Interestingly, many who disagree on everything else on this issue agree that Rabbi Student is mistaken, that this impossible choice is not God’s will. To quote the 200+ rabbis, including Rav Hershel Schachter, who signed the “Declaration on the Torah Approach to Homosexuality,” “The concept that God created a human being who is unable to find happiness in a loving relationship unless he violates a biblical prohibition is neither plausible nor acceptable. God is loving and merciful... The Torah does not forbid something which is impossible to avoid.” And Dr. Koller, in the piece Rabbi Student references, makes clear that he agrees with this portion of the Torah Declaration (or at least with the theological and moral imperatives behind it).

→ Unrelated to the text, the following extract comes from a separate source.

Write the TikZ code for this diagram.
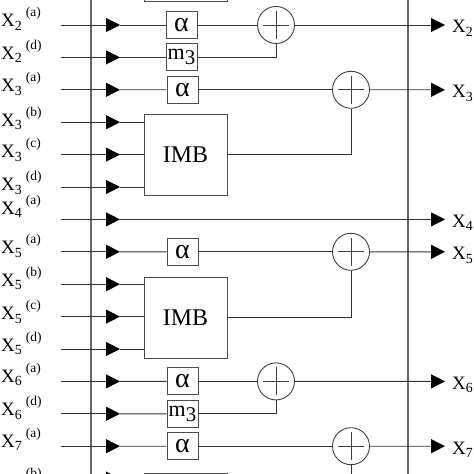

Ultimately, the Torah Declaration and Dr. Koller resolve the impossible choice in very different ways: the Declaration, by believing that sexual orientation is mutable; Dr. Koller, by opting for humanity over Rabbi Student’s view of the Halacha, and having enough faith in the halachic process that the problem will eventually be solved.

To close on a positive note: Rabbi Student’s candid framing of the issue is a step toward resolution, even if we don’t yet know what that resolution looks like.

A Bergen County parent
Rabbi Student responds:
I appreciate the pain of a parent with a struggling child but I do not believe my words are being interpreted properly. A keen reader will note that I did not speak directly to those struggling with their sexual orientation but to their friends and family. The conversations need to be different. Therefore, I did not discuss the immutability of sexual orientation or lack thereof. From my perspective, that is not particularly relevant to the conversation with friends and family. Nor did I argue that a homosexual faces an impossible religious choice. To the opposite, I have faith and confidence that people struggling with their sexuality can find a traditional path to God but the search for that path often is very difficult. As friends and family, we need to support our  loved ones unconditionally when and if they struggle to find their place within Judaism. We are about to enter two days full of prayer, when Machzorim around the world fill with tears. I thank this parent for giving us additional impetus to think about what God wants for us in this world and the next.